(Records with drawing code)
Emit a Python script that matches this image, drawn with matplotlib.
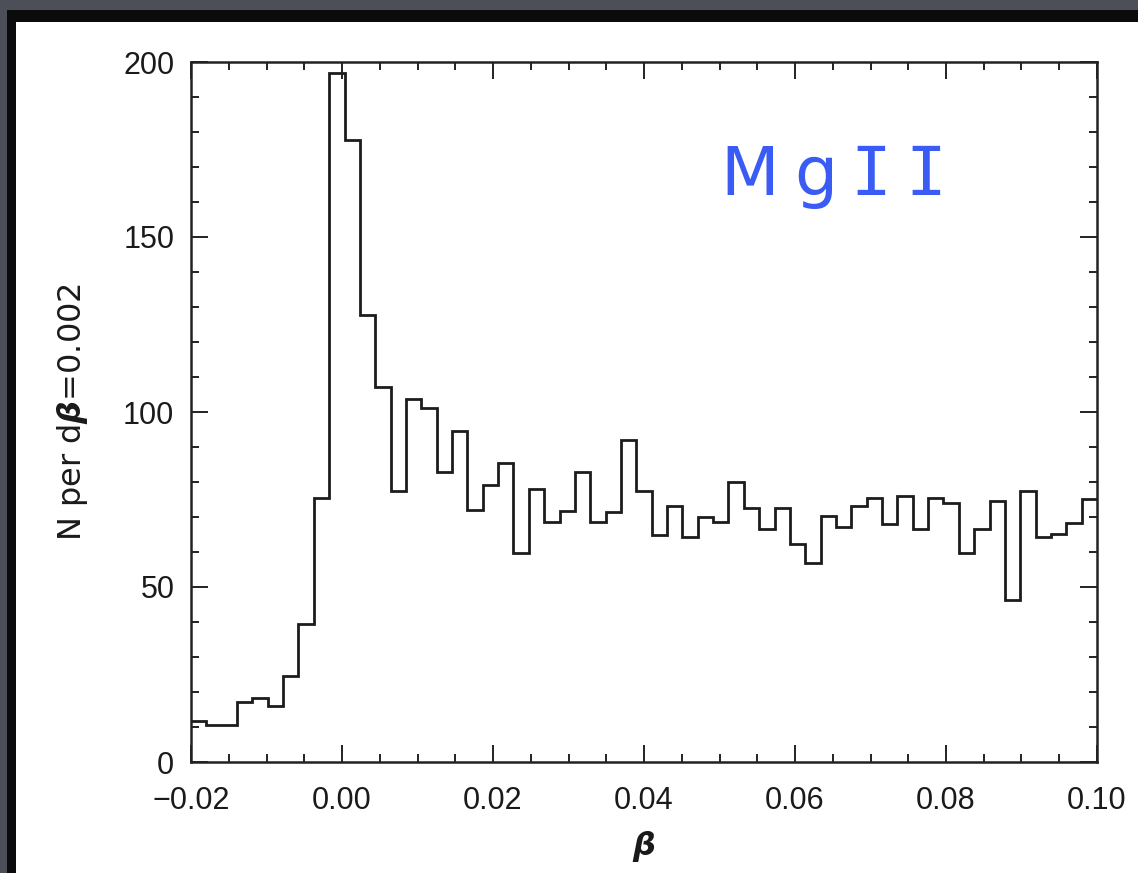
#imported libraries
import numpy as np
import matplotlib
matplotlib.use('Agg')
import matplotlib.pyplot as plt
from matplotlib.patches import Rectangle
from matplotlib.ticker import MultipleLocator

#histogram of beta (N per d-beta)
beta_min = -0.02
beta_max = 0.10
counts = [11.7, 10.7, 10.7, 17.1, 18.4, 16.0, 24.6, 39.4, 75.5, 197.0,
          177.7, 127.6, 107.1, 77.4, 103.7, 101.1, 82.8, 94.7, 72.1, 79.2,
          85.4, 59.6, 78.0, 68.5, 71.8, 82.9, 68.5, 71.5, 92.1, 77.3,
          64.9, 73.2, 64.4, 69.9, 68.6, 79.9, 72.7, 66.5, 72.5, 62.3,
          57.0, 70.4, 67.2, 73.2, 75.3, 68.0, 76.1, 66.7, 75.3, 74.0,
          59.7, 66.5, 74.6, 46.2, 77.3, 64.3, 65.1, 68.2, 75.1]
edges = np.linspace(beta_min, beta_max, len(counts) + 1)

x_ticks = [-0.02, 0.00, 0.02, 0.04, 0.06, 0.08, 0.10]
y_ticks = [0, 50, 100, 150, 200]
label_text = 'MgII'

W, H = 1138, 873
fig = plt.figure(figsize=(W / 100, H / 100), dpi=100)
fig.patch.set_facecolor('#4c4f57')

#white slide panel with a dark shadow on its top/left edge
fig.patches.append(Rectangle((7 / W, 0), 1, 1 - 10 / H, transform=fig.transFigure,
                             facecolor='#0b0b0c', edgecolor='none', zorder=-3))
fig.patches.append(Rectangle((16 / W, 0), 1, 1 - 22 / H, transform=fig.transFigure,
                             facecolor='white', edgecolor='none', zorder=-2))

ax = fig.add_axes([191 / W, 1 - 762 / H, (1097 - 191) / W, (762 - 62) / H])
ax.set_facecolor('none')

ax.stairs(counts, edges, baseline=None, color='#1c1c1c', linewidth=2.0)

ax.set_xlim(beta_min, beta_max)
ax.set_ylim(0, 200)
ax.set_xticks(x_ticks)
ax.set_yticks(y_ticks)
ax.xaxis.set_minor_locator(MultipleLocator(0.005))
ax.yaxis.set_minor_locator(MultipleLocator(10))
ax.set_xticklabels(['\u22120.02', '0.00', '0.02', '0.04', '0.06', '0.08', '0.10'])

ax.tick_params(which='both', direction='in', top=True, right=True, width=1.4, color='#222222')
ax.tick_params(which='major', length=12)
ax.tick_params(which='minor', length=6)
ax.tick_params(axis='x', which='major', pad=17, labelsize=22)
ax.tick_params(axis='y', which='major', pad=12, labelsize=22)
for lab in ax.get_xticklabels() + ax.get_yticklabels():
    lab.set_family('Liberation Sans')
    lab.set_color('#1a1a1a')

for sp in ax.spines.values():
    sp.set_linewidth(1.8)
    sp.set_color('#222222')

ax.set_xlabel(r'$\boldsymbol{\beta}$', fontsize=23, color='#1a1a1a', labelpad=10)
ax.set_ylabel(r'N per d$\boldsymbol{\beta}$=0.002', fontsize=23, family='DejaVu Sans',
              color='#1a1a1a')
ax.yaxis.set_label_coords(-(191 - 90) / (1097 - 191), 0.5)

#the blue "MgII" label, one glyph at a time to match the wide handwritten look
blue = '#3b5cf4'
char_x = [750, 816, 871, 926]
char_fonts = ['DejaVu Sans', 'DejaVu Sans', 'DejaVu Sans Mono', 'DejaVu Sans Mono']
for ch, cx, fam in zip(label_text, char_x, char_fonts):
    fig.text(cx / W, 1 - 195 / H, ch, fontsize=49, color=blue, family=fam,
             ha='center', va='baseline')

#saving the figure
plt.savefig('out.png', dpi=100, facecolor=fig.get_facecolor())
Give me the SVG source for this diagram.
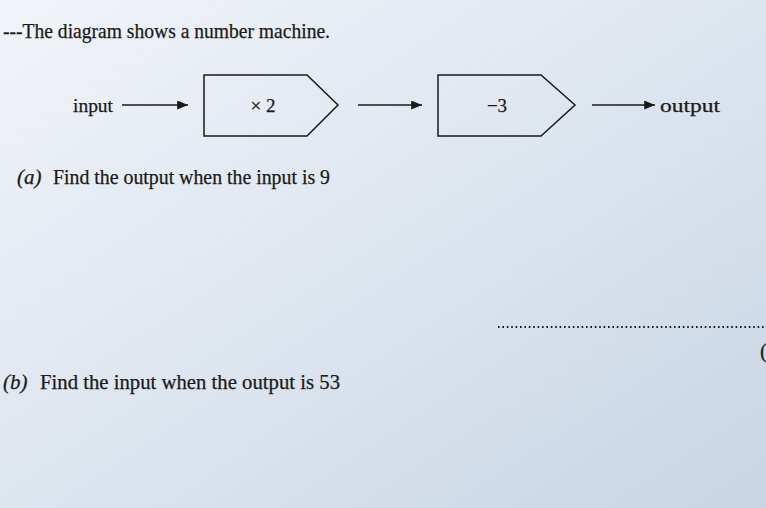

[OBJECTIVE] Reproduce every entry exactly, but omit each picture.

[ANSWER IN FULL]
Emit a Python script that matches this image, drawn with matplotlib.
#imported libraries
import numpy as np
import matplotlib
matplotlib.use('Agg')
import matplotlib.pyplot as plt
from matplotlib.patches import Rectangle
from matplotlib.ticker import MultipleLocator

#histogram of beta (N per d-beta)
beta_min = -0.02
beta_max = 0.10
counts = [11.7, 10.7, 10.7, 17.1, 18.4, 16.0, 24.6, 39.4, 75.5, 197.0,
          177.7, 127.6, 107.1, 77.4, 103.7, 101.1, 82.8, 94.7, 72.1, 79.2,
          85.4, 59.6, 78.0, 68.5, 71.8, 82.9, 68.5, 71.5, 92.1, 77.3,
          64.9, 73.2, 64.4, 69.9, 68.6, 79.9, 72.7, 66.5, 72.5, 62.3,
          57.0, 70.4, 67.2, 73.2, 75.3, 68.0, 76.1, 66.7, 75.3, 74.0,
          59.7, 66.5, 74.6, 46.2, 77.3, 64.3, 65.1, 68.2, 75.1]
edges = np.linspace(beta_min, beta_max, len(counts) + 1)

x_ticks = [-0.02, 0.00, 0.02, 0.04, 0.06, 0.08, 0.10]
y_ticks = [0, 50, 100, 150, 200]
label_text = 'MgII'

W, H = 1138, 873
fig = plt.figure(figsize=(W / 100, H / 100), dpi=100)
fig.patch.set_facecolor('#4c4f57')

#white slide panel with a dark shadow on its top/left edge
fig.patches.append(Rectangle((7 / W, 0), 1, 1 - 10 / H, transform=fig.transFigure,
                             facecolor='#0b0b0c', edgecolor='none', zorder=-3))
fig.patches.append(Rectangle((16 / W, 0), 1, 1 - 22 / H, transform=fig.transFigure,
                             facecolor='white', edgecolor='none', zorder=-2))

ax = fig.add_axes([191 / W, 1 - 762 / H, (1097 - 191) / W, (762 - 62) / H])
ax.set_facecolor('none')

ax.stairs(counts, edges, baseline=None, color='#1c1c1c', linewidth=2.0)

ax.set_xlim(beta_min, beta_max)
ax.set_ylim(0, 200)
ax.set_xticks(x_ticks)
ax.set_yticks(y_ticks)
ax.xaxis.set_minor_locator(MultipleLocator(0.005))
ax.yaxis.set_minor_locator(MultipleLocator(10))
ax.set_xticklabels(['\u22120.02', '0.00', '0.02', '0.04', '0.06', '0.08', '0.10'])

ax.tick_params(which='both', direction='in', top=True, right=True, width=1.4, color='#222222')
ax.tick_params(which='major', length=12)
ax.tick_params(which='minor', length=6)
ax.tick_params(axis='x', which='major', pad=17, labelsize=22)
ax.tick_params(axis='y', which='major', pad=12, labelsize=22)
for lab in ax.get_xticklabels() + ax.get_yticklabels():
    lab.set_family('Liberation Sans')
    lab.set_color('#1a1a1a')

for sp in ax.spines.values():
    sp.set_linewidth(1.8)
    sp.set_color('#222222')

ax.set_xlabel(r'$\boldsymbol{\beta}$', fontsize=23, color='#1a1a1a', labelpad=10)
ax.set_ylabel(r'N per d$\boldsymbol{\beta}$=0.002', fontsize=23, family='DejaVu Sans',
              color='#1a1a1a')
ax.yaxis.set_label_coords(-(191 - 90) / (1097 - 191), 0.5)

#the blue "MgII" label, one glyph at a time to match the wide handwritten look
blue = '#3b5cf4'
char_x = [750, 816, 871, 926]
char_fonts = ['DejaVu Sans', 'DejaVu Sans', 'DejaVu Sans Mono', 'DejaVu Sans Mono']
for ch, cx, fam in zip(label_text, char_x, char_fonts):
    fig.text(cx / W, 1 - 195 / H, ch, fontsize=49, color=blue, family=fam,
             ha='center', va='baseline')

#saving the figure
plt.savefig('out.png', dpi=100, facecolor=fig.get_facecolor())
Give me the SVG source for this diagram.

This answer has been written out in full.